The designation of the Empire as "Byzantine" began in Western Europe in 1557, when German historian Hieronymus Wolf published his work Corpus Historiæ Byzantinæ, a collection of Byzantine sources. "Byzantine" itself comes from "Byzantium", the name of the city of Constantinople before it became the capital of Constantine. This older name of the city would rarely be used from this point onward except in historical or poetic contexts. The publication in 1648 of the Byzantine du Louvre (Corpus Scriptorum Historiæ Byzantinæ), and in 1680 of Du Cange's Historia Byzantina further popularized the use of Byzantine among French authors, such as Montesquieu.[3] It was not until the nineteenth century, however, with the birth of modern Greece, that the term "Byzantine" came into general use in the Western world. Before this time Greek had been used for the Empire and its descendants within the Ottoman Empire.

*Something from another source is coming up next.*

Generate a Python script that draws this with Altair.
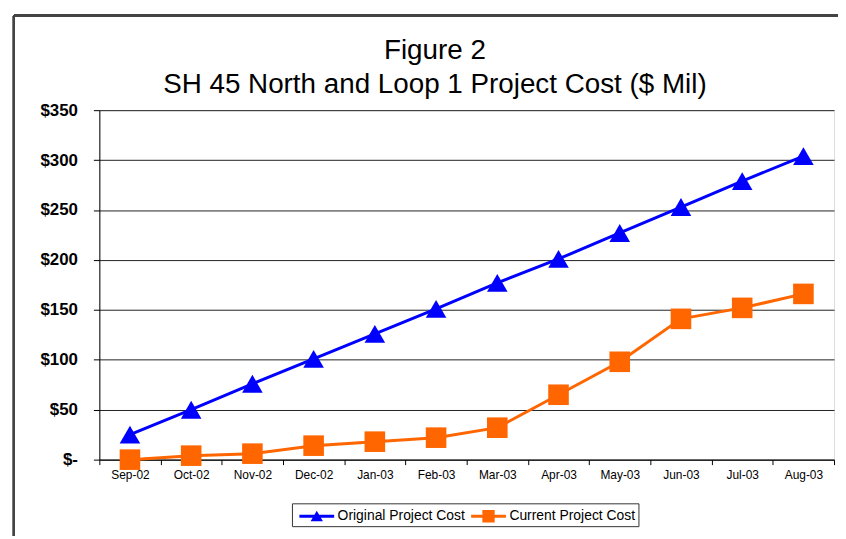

The Empire was known to its inhabitants as the Roman Empire, the Empire of the Romans (Latin: Imperium Romanum, Imperium Romanorum, Greek: Βασιλεία τῶν Ῥωμαίων, Basileía tôn Rhōmaíōn), Romania[n 2] (Ῥωμανία, Rhōmanía), Roman Republic (Latin: Res Publica Romana, Greek: πολιτεία Ῥωμαίων, politeίa Rhōmaíōn),[5] and also as Rhōmaís (Ῥωμαΐς).[6]

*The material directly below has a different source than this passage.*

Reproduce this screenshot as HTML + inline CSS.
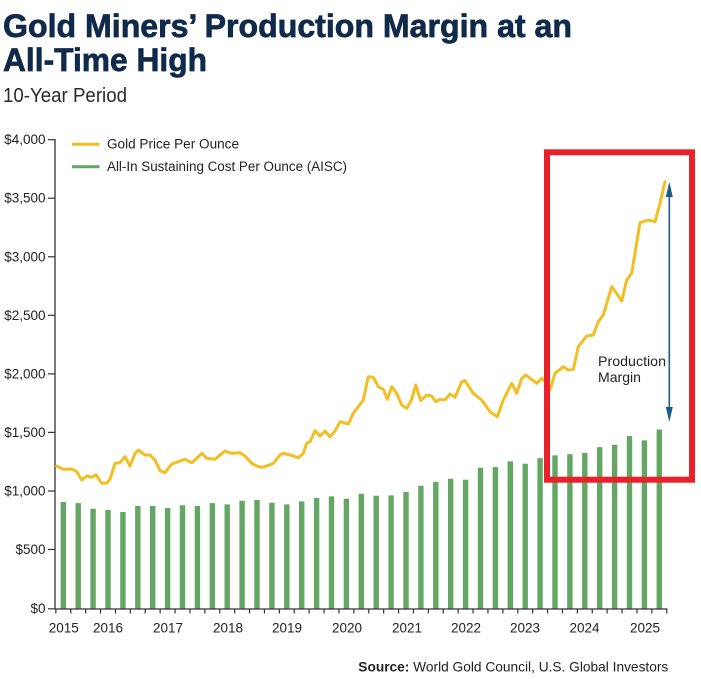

Although Byzantium had a multi-ethnic character during most of its history,[7] it preserved Romano-Hellenistic traditions[8] and was usually known to most of its western and northern contemporaries as the Empire of the Greeks[n 3] due to the increasing predominance of the Greek element.[9] The use of the term Empire of the Greeks (Latin: Imperium Graecorum) in the West to refer to the Eastern Roman Empire also implied a rejection of the empire's claim to be the Roman Empire.[10] The claims of the Eastern Roman Empire to Roman inheritance had been actively contested in the West at the time of the Roman Empress Irene of Athens, due to the coronation of Charlemagne as Holy Roman Emperor year 800, by Pope Leo III, who needing help against enemies in Rome, saw the throne of the Roman Empire as vacant (lacking a male occupant). Whenever the Popes or the rulers of the West made use of the name Roman to refer to the eastern Roman Emperors, they preferred the term Imperator Romaniæ instead of Imperator Romanorum, a title that Westerners maintained applied only to Charlemagne and his successors.[11]

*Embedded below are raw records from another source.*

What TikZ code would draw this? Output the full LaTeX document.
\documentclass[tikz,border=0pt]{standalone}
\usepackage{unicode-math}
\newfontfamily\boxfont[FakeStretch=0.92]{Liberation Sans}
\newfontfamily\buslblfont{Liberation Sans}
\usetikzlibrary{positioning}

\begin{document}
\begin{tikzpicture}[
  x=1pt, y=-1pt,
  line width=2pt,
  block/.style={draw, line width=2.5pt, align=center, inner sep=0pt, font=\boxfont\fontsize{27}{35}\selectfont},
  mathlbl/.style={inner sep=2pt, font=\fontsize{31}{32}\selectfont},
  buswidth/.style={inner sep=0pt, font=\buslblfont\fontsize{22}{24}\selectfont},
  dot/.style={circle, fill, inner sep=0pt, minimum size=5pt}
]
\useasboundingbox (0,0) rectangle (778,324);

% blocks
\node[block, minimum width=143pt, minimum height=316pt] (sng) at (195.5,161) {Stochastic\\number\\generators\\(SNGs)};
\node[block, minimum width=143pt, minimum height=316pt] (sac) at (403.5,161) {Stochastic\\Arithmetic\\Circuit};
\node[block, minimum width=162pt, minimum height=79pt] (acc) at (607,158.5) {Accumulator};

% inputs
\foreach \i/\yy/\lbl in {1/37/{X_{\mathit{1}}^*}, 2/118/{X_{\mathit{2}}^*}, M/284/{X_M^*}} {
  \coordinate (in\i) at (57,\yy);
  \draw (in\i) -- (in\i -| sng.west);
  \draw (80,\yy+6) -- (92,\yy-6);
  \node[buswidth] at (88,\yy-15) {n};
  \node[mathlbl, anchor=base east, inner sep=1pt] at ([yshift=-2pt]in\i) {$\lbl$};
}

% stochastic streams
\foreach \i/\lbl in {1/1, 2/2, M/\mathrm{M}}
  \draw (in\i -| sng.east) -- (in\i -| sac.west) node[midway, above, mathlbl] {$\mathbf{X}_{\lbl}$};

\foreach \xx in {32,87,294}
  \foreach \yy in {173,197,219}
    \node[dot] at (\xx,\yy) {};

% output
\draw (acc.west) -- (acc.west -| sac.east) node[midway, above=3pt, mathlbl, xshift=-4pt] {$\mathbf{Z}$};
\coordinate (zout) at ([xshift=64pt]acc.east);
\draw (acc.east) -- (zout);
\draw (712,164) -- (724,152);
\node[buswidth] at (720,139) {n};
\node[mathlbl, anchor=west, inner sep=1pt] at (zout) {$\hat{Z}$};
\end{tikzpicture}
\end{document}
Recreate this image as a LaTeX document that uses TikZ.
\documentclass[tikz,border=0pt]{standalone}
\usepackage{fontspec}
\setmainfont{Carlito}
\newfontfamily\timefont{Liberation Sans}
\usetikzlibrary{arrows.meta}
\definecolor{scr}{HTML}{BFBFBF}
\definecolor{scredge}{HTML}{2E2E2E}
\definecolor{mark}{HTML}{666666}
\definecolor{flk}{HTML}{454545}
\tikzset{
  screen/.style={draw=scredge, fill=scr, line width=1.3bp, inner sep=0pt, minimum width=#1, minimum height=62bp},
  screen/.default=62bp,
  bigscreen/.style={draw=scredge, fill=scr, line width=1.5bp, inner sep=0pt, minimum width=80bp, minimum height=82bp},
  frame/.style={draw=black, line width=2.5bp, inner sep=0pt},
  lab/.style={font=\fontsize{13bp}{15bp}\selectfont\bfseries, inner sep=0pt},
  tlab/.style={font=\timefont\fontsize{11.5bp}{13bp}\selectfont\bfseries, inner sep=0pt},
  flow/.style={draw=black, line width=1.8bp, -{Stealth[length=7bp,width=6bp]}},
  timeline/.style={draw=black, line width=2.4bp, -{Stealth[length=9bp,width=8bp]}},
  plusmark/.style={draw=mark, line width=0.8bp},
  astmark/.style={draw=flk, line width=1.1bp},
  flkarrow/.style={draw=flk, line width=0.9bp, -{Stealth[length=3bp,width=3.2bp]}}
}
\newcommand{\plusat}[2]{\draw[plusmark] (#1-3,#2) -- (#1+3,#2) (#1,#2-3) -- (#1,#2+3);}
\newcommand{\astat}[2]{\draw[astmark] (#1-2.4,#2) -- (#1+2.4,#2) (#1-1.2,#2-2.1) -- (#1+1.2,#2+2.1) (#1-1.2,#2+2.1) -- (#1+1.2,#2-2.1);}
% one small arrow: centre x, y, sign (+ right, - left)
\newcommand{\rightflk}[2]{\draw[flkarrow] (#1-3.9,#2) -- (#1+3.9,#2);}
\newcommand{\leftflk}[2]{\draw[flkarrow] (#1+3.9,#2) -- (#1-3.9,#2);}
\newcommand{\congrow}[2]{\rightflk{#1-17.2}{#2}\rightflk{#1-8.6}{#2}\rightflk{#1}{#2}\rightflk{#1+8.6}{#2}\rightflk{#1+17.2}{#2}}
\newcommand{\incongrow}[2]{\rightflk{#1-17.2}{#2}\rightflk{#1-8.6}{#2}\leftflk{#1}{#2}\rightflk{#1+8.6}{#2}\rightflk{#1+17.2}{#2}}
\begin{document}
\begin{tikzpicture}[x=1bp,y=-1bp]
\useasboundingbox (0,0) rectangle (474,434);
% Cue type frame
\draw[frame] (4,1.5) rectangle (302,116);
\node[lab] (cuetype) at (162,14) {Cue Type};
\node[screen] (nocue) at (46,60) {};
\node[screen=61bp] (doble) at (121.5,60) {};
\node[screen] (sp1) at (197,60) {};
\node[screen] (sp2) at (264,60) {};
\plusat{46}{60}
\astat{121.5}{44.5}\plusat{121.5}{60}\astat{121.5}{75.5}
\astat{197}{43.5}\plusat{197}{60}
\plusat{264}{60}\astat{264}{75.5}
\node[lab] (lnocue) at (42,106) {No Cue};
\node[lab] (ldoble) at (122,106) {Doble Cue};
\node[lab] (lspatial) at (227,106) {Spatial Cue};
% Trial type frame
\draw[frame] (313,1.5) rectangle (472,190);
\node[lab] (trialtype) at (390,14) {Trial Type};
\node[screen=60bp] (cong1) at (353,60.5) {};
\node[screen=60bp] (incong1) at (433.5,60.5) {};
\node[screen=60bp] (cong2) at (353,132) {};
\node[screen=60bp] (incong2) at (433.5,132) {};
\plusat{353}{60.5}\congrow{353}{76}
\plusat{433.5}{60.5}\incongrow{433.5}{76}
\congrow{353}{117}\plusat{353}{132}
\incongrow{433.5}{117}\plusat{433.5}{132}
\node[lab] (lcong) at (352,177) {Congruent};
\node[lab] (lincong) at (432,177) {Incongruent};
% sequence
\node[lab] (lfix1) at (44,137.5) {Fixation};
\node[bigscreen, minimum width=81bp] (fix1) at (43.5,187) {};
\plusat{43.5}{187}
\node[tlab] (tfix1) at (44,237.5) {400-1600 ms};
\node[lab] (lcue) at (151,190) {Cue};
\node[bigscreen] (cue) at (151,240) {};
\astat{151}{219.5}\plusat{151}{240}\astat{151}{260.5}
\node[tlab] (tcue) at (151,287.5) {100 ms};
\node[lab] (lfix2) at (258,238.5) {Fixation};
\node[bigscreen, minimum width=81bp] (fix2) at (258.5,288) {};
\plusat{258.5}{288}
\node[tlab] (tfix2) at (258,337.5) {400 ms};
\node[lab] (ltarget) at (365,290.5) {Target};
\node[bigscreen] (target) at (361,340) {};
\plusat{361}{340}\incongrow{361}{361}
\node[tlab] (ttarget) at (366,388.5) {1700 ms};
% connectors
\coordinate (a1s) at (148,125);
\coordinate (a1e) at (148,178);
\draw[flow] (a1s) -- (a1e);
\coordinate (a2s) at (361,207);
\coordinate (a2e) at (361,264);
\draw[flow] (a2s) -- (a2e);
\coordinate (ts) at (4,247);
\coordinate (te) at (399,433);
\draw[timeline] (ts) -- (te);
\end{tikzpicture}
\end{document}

By contrast, in the Persian, Islamic, and Slavic worlds, the Empire's Roman identity was generally accepted. In the Islamic world it was known primarily as روم (Rûm "Rome").[12][13]
In modern historical atlases, the Empire is usually called the Eastern Roman Empire in maps depicting the empire during the period AD 395 to AD 610, after the new emperor Heraclius changed the official language from Latin to Greek (already the language known by the great majority of the population); in maps depicting the Empire after AD 610, the term Byzantine Empire usually appears.